Typed as spelled and written
Lena Stone Criswell
THE MARLIN DEMOCRAT
Eighteenth Year - Number 35
Marlin, Texas, Saturday, September 21, 1907
-----
Under Southern Skies.
-----
Lottie Blair Parker's
"Under Southern Skies" was the bill at the Arlington opera house Wednesday
night.
The scene of this beautiful play is laid in
the southland, ten years after the close of the civil war when the flower of
ante bellum knighthood had not entirely faded. The play is intensely
human, real almost, and is entrancingly magnetic from the rise to the drop of
the curtain.

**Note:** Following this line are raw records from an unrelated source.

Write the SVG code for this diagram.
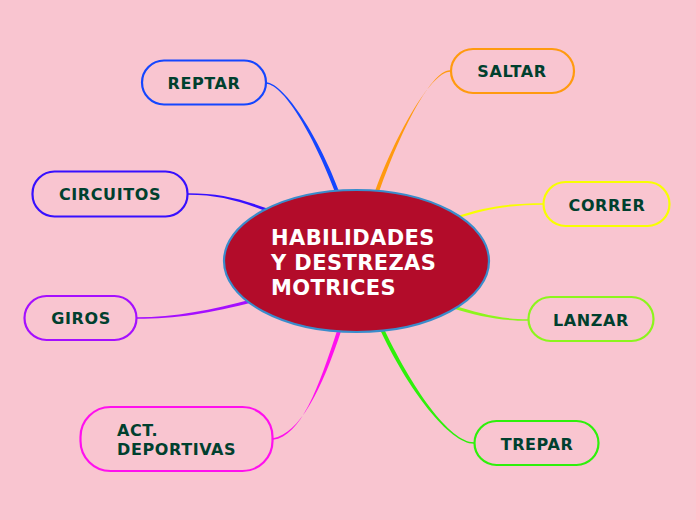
<svg xmlns="http://www.w3.org/2000/svg" width="696" height="520" viewBox="0 0 696 520">
<style>
.node rect{fill:none;stroke-width:2.2}
.lbl{font-family:"DejaVu Sans","Liberation Sans",sans-serif;font-weight:bold;font-size:16px;letter-spacing:0.6px;fill:#00402E;text-anchor:middle}
.ctr{font-family:"DejaVu Sans","Liberation Sans",sans-serif;font-weight:bold;font-size:21px;letter-spacing:0.4px;fill:#FFFFFF}
</style>
<rect width="696" height="520" fill="#F9C5D0"/>
<g id="connectors">
<path fill="#1446FF" d="M266,82.2 C285,83.2 320,139.3 339.9,193.3 L336.1,194.7 C316,140.7 285,84.8 266,83.8 Z"/>
<path fill="#FF9A0F" d="M450,70.2 C430,70.2 397,139.3 377.9,195.7 L374.1,194.3 C393,140.7 430,71.8 450,71.8 Z"/>
<path fill="#F8FF00" d="M543,203.2 C510,203.2 485,206.6 455.5,216.6 L454.5,219.4 C485,209.4 510,204.8 543,204.8 Z"/>
<path fill="#8CF51C" d="M528,319.2 C500,319.2 480,313.6 450.4,304.6 L449.6,307.4 C480,316.4 500,320.8 528,320.8 Z"/>
<path fill="#2EF00A" d="M474,442.2 C450,442.2 412,389 381.8,324.2 L378.2,325.8 C408,391 450,443.8 474,443.8 Z"/>
<path fill="#FF10EE" d="M273,438.2 C299,434.2 321.9,390.6 341.9,328.6 L338.1,327.4 C318,389.4 301,435.8 273,439.8 Z"/>
<path fill="#A50FFF" d="M137,317.2 C175,317.2 210,310.5 254.6,298.5 L255.4,301.5 C210,313.5 175,318.8 137,318.8 Z"/>
<path fill="#3710FF" d="M188,193.2 C220,193.2 240,198.6 270.5,209.6 L269.5,212.4 C240,201.4 220,194.8 188,194.8 Z"/>
</g>
<g id="center">
<ellipse cx="356.5" cy="261" rx="132.5" ry="71" fill="#B30C2A" stroke="#3A8CCB" stroke-width="2.2"/>
<text class="ctr" x="271" y="245">HABILIDADES</text>
<text class="ctr" x="271" y="270">Y DESTREZAS</text>
<text class="ctr" x="271" y="295">MOTRICES</text>
</g>
<g id="reptar" class="node">
<rect x="142" y="60.5" width="124" height="44" rx="22" stroke="#1446FF"/>
<text class="lbl" x="204" y="89">REPTAR</text>
</g>
<g id="saltar" class="node">
<rect x="451" y="49" width="123" height="44" rx="22" stroke="#FF9A0F"/>
<text class="lbl" x="512" y="77">SALTAR</text>
</g>
<g id="correr" class="node">
<rect x="543.5" y="182" width="126" height="44" rx="22" stroke="#F8FF00"/>
<text class="lbl" x="607" y="211">CORRER</text>
</g>
<g id="lanzar" class="node">
<rect x="528.5" y="297" width="125" height="44" rx="22" stroke="#8CF51C"/>
<text class="lbl" x="591" y="326">LANZAR</text>
</g>
<g id="trepar" class="node">
<rect x="474.5" y="421" width="124" height="44" rx="22" stroke="#2EF00A"/>
<text class="lbl" x="537" y="450">TREPAR</text>
</g>
<g id="act" class="node">
<rect x="80.5" y="407" width="192" height="64" rx="30" stroke="#FF10EE"/>
<text class="lbl" x="117" y="436" style="text-anchor:start">ACT.</text>
<text class="lbl" x="117" y="455" style="text-anchor:start">DEPORTIVAS</text>
</g>
<g id="giros" class="node">
<rect x="24.5" y="296" width="112" height="44" rx="22" stroke="#A50FFF"/>
<text class="lbl" x="81" y="324">GIROS</text>
</g>
<g id="circuitos" class="node">
<rect x="32.5" y="171.5" width="155" height="45" rx="22" stroke="#3710FF"/>
<text class="lbl" x="110" y="200">CIRCUITOS</text>
</g>
</svg>
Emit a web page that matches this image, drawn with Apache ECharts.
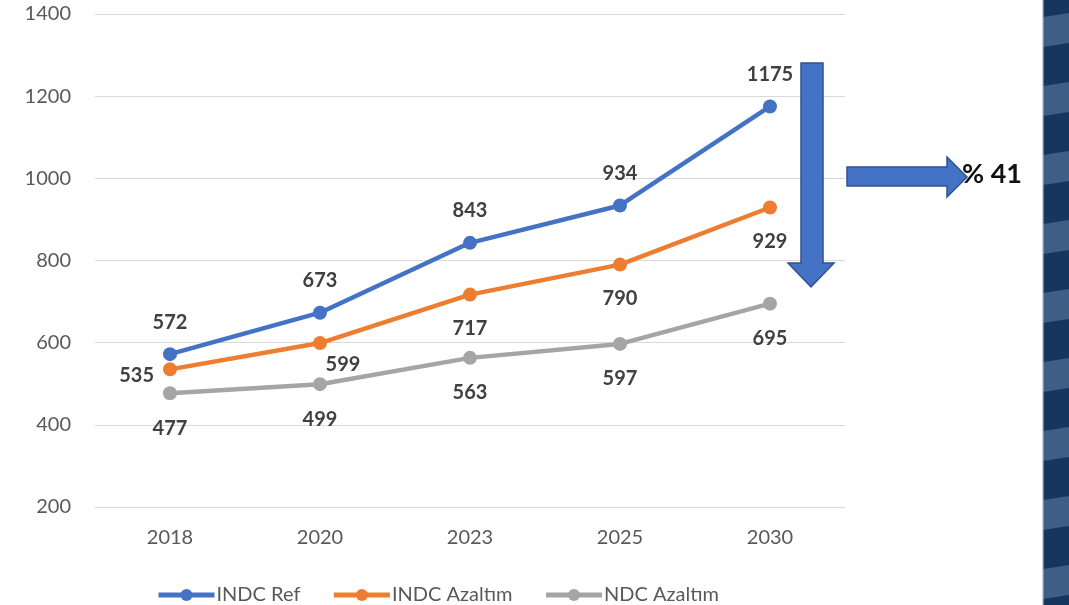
<!DOCTYPE html>
<html>
<head>
<meta charset="utf-8">
<script src="https://cdn.jsdelivr.net/npm/echarts@6/dist/echarts.min.js"></script>
<style>
html,body{margin:0;padding:0;background:#fff;}
#chart{width:1069px;height:605px;}
</style>
</head>
<body>
<div id="chart"></div>
<script>
var categories = ['2018', '2020', '2023', '2025', '2030'];
var indcRef = [572, 673, 843, 934, 1175];
var indcAzaltim = [535, 599, 717, 790, 929];
var ndcAzaltim = [477, 499, 563, 597, 695];
var seriesNames = ['INDC Ref', 'INDC Azaltım', 'NDC Azaltım'];
var yTicks = { min: 200, max: 1400, interval: 200 };

var FONT = 'Lato';
var chart = echarts.init(document.getElementById('chart'), null, { renderer: 'canvas' });

var labelBase = { show: true, fontFamily: FONT, fontSize: 20, fontWeight: 'bold', color: '#404040' };

// decorative striped band on the right
var graphics = [];
graphics.push({ type: 'rect', z: 90, shape: { x: 1043, y: 0, width: 26, height: 605 }, style: { fill: '#16355f' } });
for (var k = -1; k < 10; k++) {
  var y0 = 15 + k * 69;
  graphics.push({
    type: 'polygon', z: 91,
    shape: { points: [[1043, y0 + 2], [1069, y0 - 2], [1069, y0 + 28], [1043, y0 + 32]] },
    style: { fill: '#3f5e86' }
  });
}
graphics.push({ type: 'rect', z: 92, shape: { x: 1042, y: 0, width: 1.5, height: 605 }, style: { fill: '#c8ced8' } });

graphics.push(
  {
    type: 'polygon',
    shape: { points: [[801, 63], [823, 63], [823, 263], [834, 263], [811, 287], [788, 263], [801, 263]] },
    style: { fill: '#4472c4', stroke: '#2f528f', lineWidth: 1.5 },
    z: 100
  },
  {
    type: 'polygon',
    shape: { points: [[847, 167], [947, 167], [947, 157], [967, 177], [947, 197], [947, 186], [847, 186]] },
    style: { fill: '#4472c4', stroke: '#2f528f', lineWidth: 1.5 },
    z: 100
  },
  {
    type: 'text',
    left: 962, top: 161,
    style: { text: '% 41', fontFamily: FONT, fontSize: 27, fontWeight: 'bold', fill: '#111111' },
    z: 101
  }
);

var option = {
  backgroundColor: '#ffffff',
  animation: false,
  grid: { left: 95, right: 224, top: 14, bottom: 98, containLabel: false },
  legend: {
    left: 151, top: 580,
    itemWidth: 56, itemHeight: 15, itemGap: 31,
    lineStyle: { width: 5 },
    textStyle: { fontFamily: FONT, fontSize: 20, color: '#595959', padding: [0, 0, 0, -3] },
    data: seriesNames
  },
  xAxis: {
    type: 'category',
    data: categories,
    boundaryGap: true,
    axisLine: { show: true, lineStyle: { color: '#d9d9d9', width: 1 } },
    axisTick: { show: false },
    axisLabel: { fontFamily: FONT, fontSize: 20, color: '#595959', margin: 21 }
  },
  yAxis: {
    type: 'value',
    min: yTicks.min, max: yTicks.max, interval: yTicks.interval,
    axisLine: { show: false },
    axisTick: { show: false },
    splitLine: { lineStyle: { color: '#d9d9d9', width: 1 } },
    axisLabel: { fontFamily: FONT, fontSize: 20, color: '#595959', margin: 24, formatter: function (v) { return String(v); } }
  },
  series: [
    {
      name: seriesNames[0], type: 'line', data: indcRef,
      symbol: 'circle', symbolSize: 14,
      lineStyle: { color: '#4472c4', width: 4.5 },
      itemStyle: { color: '#4472c4' },
      label: Object.assign({}, labelBase, { position: 'top', distance: 15 })
    },
    {
      name: seriesNames[1], type: 'line',
      data: indcAzaltim.map(function (v, i) {
        if (i === 0) return { value: v, label: { position: 'left', distance: 9, offset: [0, 6] } };
        if (i === 1) return { value: v, label: { position: 'bottom', distance: 18, offset: [23, -14] } };
        return v;
      }),
      symbol: 'circle', symbolSize: 14,
      lineStyle: { color: '#ed7d31', width: 4.5 },
      itemStyle: { color: '#ed7d31' },
      label: Object.assign({}, labelBase, { position: 'bottom', distance: 17 })
    },
    {
      name: seriesNames[2], type: 'line', data: ndcAzaltim,
      symbol: 'circle', symbolSize: 14,
      lineStyle: { color: '#a5a5a5', width: 4.5 },
      itemStyle: { color: '#a5a5a5' },
      label: Object.assign({}, labelBase, { position: 'bottom', distance: 18 })
    }
  ],
  graphic: graphics
};
chart.setOption(option);
</script>
</body>
</html>
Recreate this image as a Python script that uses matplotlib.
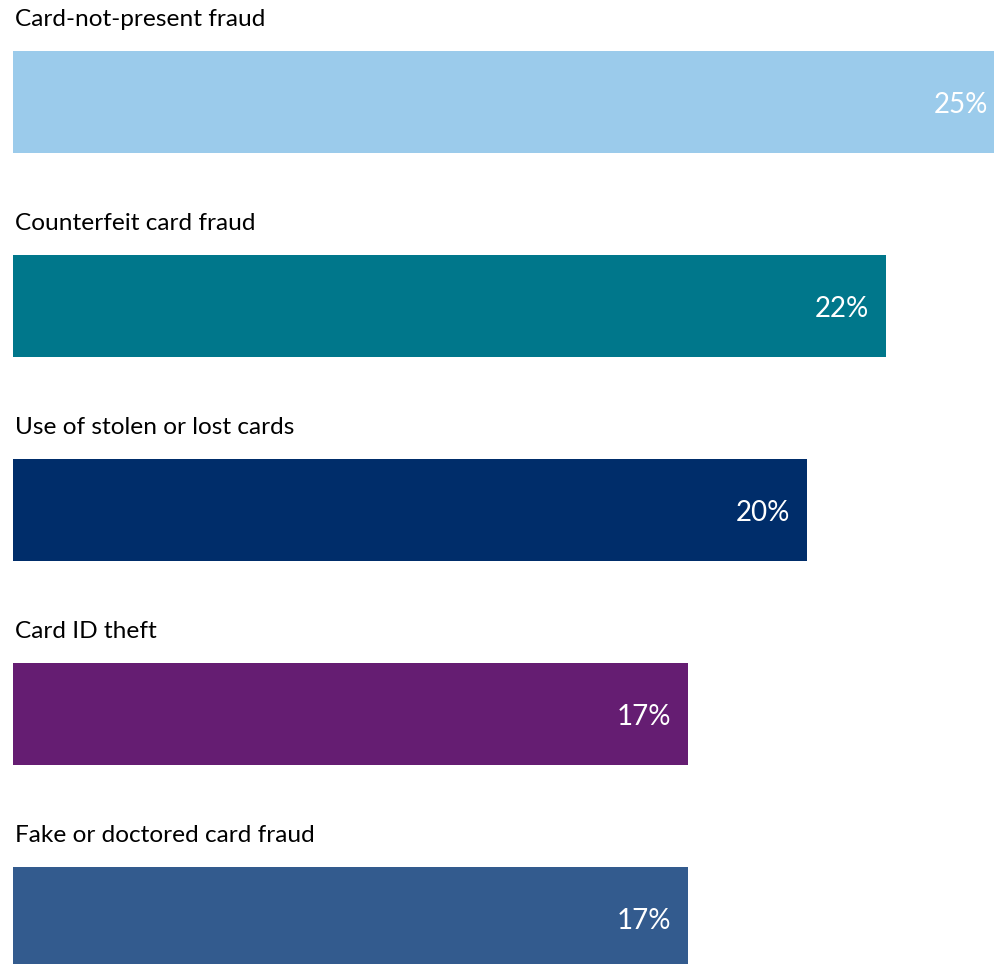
import matplotlib
matplotlib.use('Agg')
import matplotlib.pyplot as plt

categories = ['Card-not-present fraud', 'Counterfeit card fraud', 'Use of stolen or lost cards',
              'Card ID theft', 'Fake or doctored card fraud']
values = [25, 22, 20, 17, 17]
labels = ['25%', '22%', '20%', '17%', '17%']
colors = ['#9BCBEB', '#00778B', '#002D6A', '#651D72', '#335B8E']

plt.rcParams['font.family'] = ['Lato', 'DejaVu Sans']

fig = plt.figure(figsize=(9.95, 9.64), dpi=100)
ax = fig.add_axes([13 / 995, 0, 982 / 995, 1])

pos = list(range(len(categories)))
ax.barh(pos, values, height=0.5, color=colors)

for i, (cat, v, lab) in enumerate(zip(categories, values, labels)):
    ax.text(0.05, i - 0.405, cat, ha='left', va='center', fontsize=17.6, color='black')
    ax.text(v - 0.43, i + 0.015, lab, ha='right', va='center', fontsize=20, color='white')

ax.set_xlim(0, 24.74)
ax.set_ylim(4.225, -0.5)
ax.axis('off')

fig.savefig('out.png', dpi=100)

It is a story replete with emotional acting of the lighter
vein, until its parts are well put together and presented to the audience in a
most captivating manner.
The play is intensely southern, as are also
the characters. Miss Marian Hutchins, in the role of Lelia Crofton, shows
ability of a high order. Daniel Fager makes a good villain, handling this
difficult part of any play in an artistic way. Ralph Rollins is a good
hero and Ryan is a typical southern gentleman of the old school, though a little
more boastful and bombastic than the real article. This, of course, being
"all in the play."
Edyth Fabbrina, as Anneer Lizer is great
and failed not to ring the encores at every turn. Aunt Doshey, the "Black
Mammy" as represented by Stella Congdon, was an exceedingly important part of
the melodrama and held much attention throughout.
The company carries some of the finest
scenery ever shown in Marlin. The play is clean.